- **Collected data**
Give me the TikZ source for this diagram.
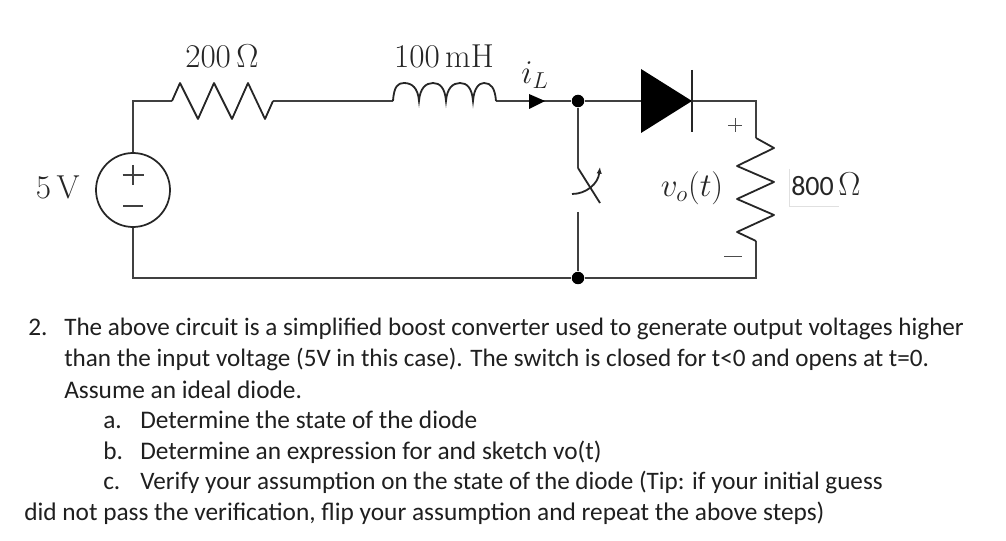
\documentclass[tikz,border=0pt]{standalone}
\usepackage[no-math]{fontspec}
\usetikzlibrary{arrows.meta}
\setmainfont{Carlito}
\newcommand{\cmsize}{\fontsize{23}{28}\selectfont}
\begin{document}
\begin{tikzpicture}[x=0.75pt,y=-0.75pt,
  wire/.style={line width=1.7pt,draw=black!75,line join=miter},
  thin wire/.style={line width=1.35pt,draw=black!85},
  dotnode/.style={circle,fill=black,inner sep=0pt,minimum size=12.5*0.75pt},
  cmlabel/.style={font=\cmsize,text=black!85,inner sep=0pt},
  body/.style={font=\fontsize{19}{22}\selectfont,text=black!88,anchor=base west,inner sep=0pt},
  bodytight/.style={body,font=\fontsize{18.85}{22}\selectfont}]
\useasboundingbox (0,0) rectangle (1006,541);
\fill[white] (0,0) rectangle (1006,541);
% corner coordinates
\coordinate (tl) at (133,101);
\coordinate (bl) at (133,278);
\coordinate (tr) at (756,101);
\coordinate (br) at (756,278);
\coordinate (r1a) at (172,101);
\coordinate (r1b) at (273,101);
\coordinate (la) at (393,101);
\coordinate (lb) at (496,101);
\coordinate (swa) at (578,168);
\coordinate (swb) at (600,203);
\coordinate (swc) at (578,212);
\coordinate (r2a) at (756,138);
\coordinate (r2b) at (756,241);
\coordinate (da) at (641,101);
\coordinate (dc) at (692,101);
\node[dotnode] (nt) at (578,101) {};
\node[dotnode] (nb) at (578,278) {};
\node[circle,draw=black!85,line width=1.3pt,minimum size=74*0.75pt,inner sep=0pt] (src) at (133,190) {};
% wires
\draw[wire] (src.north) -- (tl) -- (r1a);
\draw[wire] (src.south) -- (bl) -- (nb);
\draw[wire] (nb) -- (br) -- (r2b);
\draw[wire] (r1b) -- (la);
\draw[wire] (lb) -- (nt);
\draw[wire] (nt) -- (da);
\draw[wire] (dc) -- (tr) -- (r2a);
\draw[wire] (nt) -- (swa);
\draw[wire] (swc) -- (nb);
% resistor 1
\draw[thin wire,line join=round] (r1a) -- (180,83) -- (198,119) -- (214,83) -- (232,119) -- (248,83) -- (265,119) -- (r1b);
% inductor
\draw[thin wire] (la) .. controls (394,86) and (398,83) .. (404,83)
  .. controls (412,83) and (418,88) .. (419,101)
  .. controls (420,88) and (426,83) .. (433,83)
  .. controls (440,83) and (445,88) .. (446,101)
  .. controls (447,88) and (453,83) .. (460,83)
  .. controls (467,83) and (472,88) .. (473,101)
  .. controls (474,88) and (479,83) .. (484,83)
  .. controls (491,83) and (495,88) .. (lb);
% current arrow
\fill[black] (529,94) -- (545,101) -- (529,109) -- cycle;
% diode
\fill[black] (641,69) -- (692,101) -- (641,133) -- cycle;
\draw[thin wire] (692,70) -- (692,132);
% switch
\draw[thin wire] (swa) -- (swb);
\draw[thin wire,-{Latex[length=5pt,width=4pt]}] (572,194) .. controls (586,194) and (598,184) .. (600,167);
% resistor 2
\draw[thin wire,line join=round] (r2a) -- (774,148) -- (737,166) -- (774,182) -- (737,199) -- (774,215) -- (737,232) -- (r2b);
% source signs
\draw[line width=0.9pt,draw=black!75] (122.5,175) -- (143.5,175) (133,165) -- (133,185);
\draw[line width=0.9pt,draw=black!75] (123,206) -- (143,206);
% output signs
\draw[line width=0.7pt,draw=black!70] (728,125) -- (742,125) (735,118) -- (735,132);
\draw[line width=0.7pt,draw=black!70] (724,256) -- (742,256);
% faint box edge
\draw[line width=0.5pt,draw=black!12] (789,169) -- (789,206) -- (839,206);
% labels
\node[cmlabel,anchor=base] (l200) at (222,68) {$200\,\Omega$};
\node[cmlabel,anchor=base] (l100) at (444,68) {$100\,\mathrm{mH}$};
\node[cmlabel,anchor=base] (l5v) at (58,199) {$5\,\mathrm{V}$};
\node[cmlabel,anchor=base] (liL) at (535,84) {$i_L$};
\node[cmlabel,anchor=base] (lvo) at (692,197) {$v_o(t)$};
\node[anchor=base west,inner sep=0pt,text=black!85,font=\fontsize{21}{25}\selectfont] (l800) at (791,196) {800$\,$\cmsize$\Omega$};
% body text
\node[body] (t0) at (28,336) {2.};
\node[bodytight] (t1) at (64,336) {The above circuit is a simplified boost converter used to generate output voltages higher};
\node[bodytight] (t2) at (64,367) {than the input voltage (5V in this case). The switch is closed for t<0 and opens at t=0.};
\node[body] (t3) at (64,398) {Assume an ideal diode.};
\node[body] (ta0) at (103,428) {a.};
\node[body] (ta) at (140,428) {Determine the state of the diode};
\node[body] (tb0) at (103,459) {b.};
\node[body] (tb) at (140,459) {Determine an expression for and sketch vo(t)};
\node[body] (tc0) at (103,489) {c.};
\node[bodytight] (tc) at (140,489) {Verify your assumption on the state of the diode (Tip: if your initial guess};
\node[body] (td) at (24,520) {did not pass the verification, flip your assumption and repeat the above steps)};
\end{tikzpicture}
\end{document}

- **Task brief**
Without including any picture, repeat the data exactly.

- **Result of the exercise**
Give me the TikZ source for this diagram.
\documentclass[tikz,border=0pt]{standalone}
\usepackage[no-math]{fontspec}
\usetikzlibrary{arrows.meta}
\setmainfont{Carlito}
\newcommand{\cmsize}{\fontsize{23}{28}\selectfont}
\begin{document}
\begin{tikzpicture}[x=0.75pt,y=-0.75pt,
  wire/.style={line width=1.7pt,draw=black!75,line join=miter},
  thin wire/.style={line width=1.35pt,draw=black!85},
  dotnode/.style={circle,fill=black,inner sep=0pt,minimum size=12.5*0.75pt},
  cmlabel/.style={font=\cmsize,text=black!85,inner sep=0pt},
  body/.style={font=\fontsize{19}{22}\selectfont,text=black!88,anchor=base west,inner sep=0pt},
  bodytight/.style={body,font=\fontsize{18.85}{22}\selectfont}]
\useasboundingbox (0,0) rectangle (1006,541);
\fill[white] (0,0) rectangle (1006,541);
% corner coordinates
\coordinate (tl) at (133,101);
\coordinate (bl) at (133,278);
\coordinate (tr) at (756,101);
\coordinate (br) at (756,278);
\coordinate (r1a) at (172,101);
\coordinate (r1b) at (273,101);
\coordinate (la) at (393,101);
\coordinate (lb) at (496,101);
\coordinate (swa) at (578,168);
\coordinate (swb) at (600,203);
\coordinate (swc) at (578,212);
\coordinate (r2a) at (756,138);
\coordinate (r2b) at (756,241);
\coordinate (da) at (641,101);
\coordinate (dc) at (692,101);
\node[dotnode] (nt) at (578,101) {};
\node[dotnode] (nb) at (578,278) {};
\node[circle,draw=black!85,line width=1.3pt,minimum size=74*0.75pt,inner sep=0pt] (src) at (133,190) {};
% wires
\draw[wire] (src.north) -- (tl) -- (r1a);
\draw[wire] (src.south) -- (bl) -- (nb);
\draw[wire] (nb) -- (br) -- (r2b);
\draw[wire] (r1b) -- (la);
\draw[wire] (lb) -- (nt);
\draw[wire] (nt) -- (da);
\draw[wire] (dc) -- (tr) -- (r2a);
\draw[wire] (nt) -- (swa);
\draw[wire] (swc) -- (nb);
% resistor 1
\draw[thin wire,line join=round] (r1a) -- (180,83) -- (198,119) -- (214,83) -- (232,119) -- (248,83) -- (265,119) -- (r1b);
% inductor
\draw[thin wire] (la) .. controls (394,86) and (398,83) .. (404,83)
  .. controls (412,83) and (418,88) .. (419,101)
  .. controls (420,88) and (426,83) .. (433,83)
  .. controls (440,83) and (445,88) .. (446,101)
  .. controls (447,88) and (453,83) .. (460,83)
  .. controls (467,83) and (472,88) .. (473,101)
  .. controls (474,88) and (479,83) .. (484,83)
  .. controls (491,83) and (495,88) .. (lb);
% current arrow
\fill[black] (529,94) -- (545,101) -- (529,109) -- cycle;
% diode
\fill[black] (641,69) -- (692,101) -- (641,133) -- cycle;
\draw[thin wire] (692,70) -- (692,132);
% switch
\draw[thin wire] (swa) -- (swb);
\draw[thin wire,-{Latex[length=5pt,width=4pt]}] (572,194) .. controls (586,194) and (598,184) .. (600,167);
% resistor 2
\draw[thin wire,line join=round] (r2a) -- (774,148) -- (737,166) -- (774,182) -- (737,199) -- (774,215) -- (737,232) -- (r2b);
% source signs
\draw[line width=0.9pt,draw=black!75] (122.5,175) -- (143.5,175) (133,165) -- (133,185);
\draw[line width=0.9pt,draw=black!75] (123,206) -- (143,206);
% output signs
\draw[line width=0.7pt,draw=black!70] (728,125) -- (742,125) (735,118) -- (735,132);
\draw[line width=0.7pt,draw=black!70] (724,256) -- (742,256);
% faint box edge
\draw[line width=0.5pt,draw=black!12] (789,169) -- (789,206) -- (839,206);
% labels
\node[cmlabel,anchor=base] (l200) at (222,68) {$200\,\Omega$};
\node[cmlabel,anchor=base] (l100) at (444,68) {$100\,\mathrm{mH}$};
\node[cmlabel,anchor=base] (l5v) at (58,199) {$5\,\mathrm{V}$};
\node[cmlabel,anchor=base] (liL) at (535,84) {$i_L$};
\node[cmlabel,anchor=base] (lvo) at (692,197) {$v_o(t)$};
\node[anchor=base west,inner sep=0pt,text=black!85,font=\fontsize{21}{25}\selectfont] (l800) at (791,196) {800$\,$\cmsize$\Omega$};
% body text
\node[body] (t0) at (28,336) {2.};
\node[bodytight] (t1) at (64,336) {The above circuit is a simplified boost converter used to generate output voltages higher};
\node[bodytight] (t2) at (64,367) {than the input voltage (5V in this case). The switch is closed for t<0 and opens at t=0.};
\node[body] (t3) at (64,398) {Assume an ideal diode.};
\node[body] (ta0) at (103,428) {a.};
\node[body] (ta) at (140,428) {Determine the state of the diode};
\node[body] (tb0) at (103,459) {b.};
\node[body] (tb) at (140,459) {Determine an expression for and sketch vo(t)};
\node[body] (tc0) at (103,489) {c.};
\node[bodytight] (tc) at (140,489) {Verify your assumption on the state of the diode (Tip: if your initial guess};
\node[body] (td) at (24,520) {did not pass the verification, flip your assumption and repeat the above steps)};
\end{tikzpicture}
\end{document}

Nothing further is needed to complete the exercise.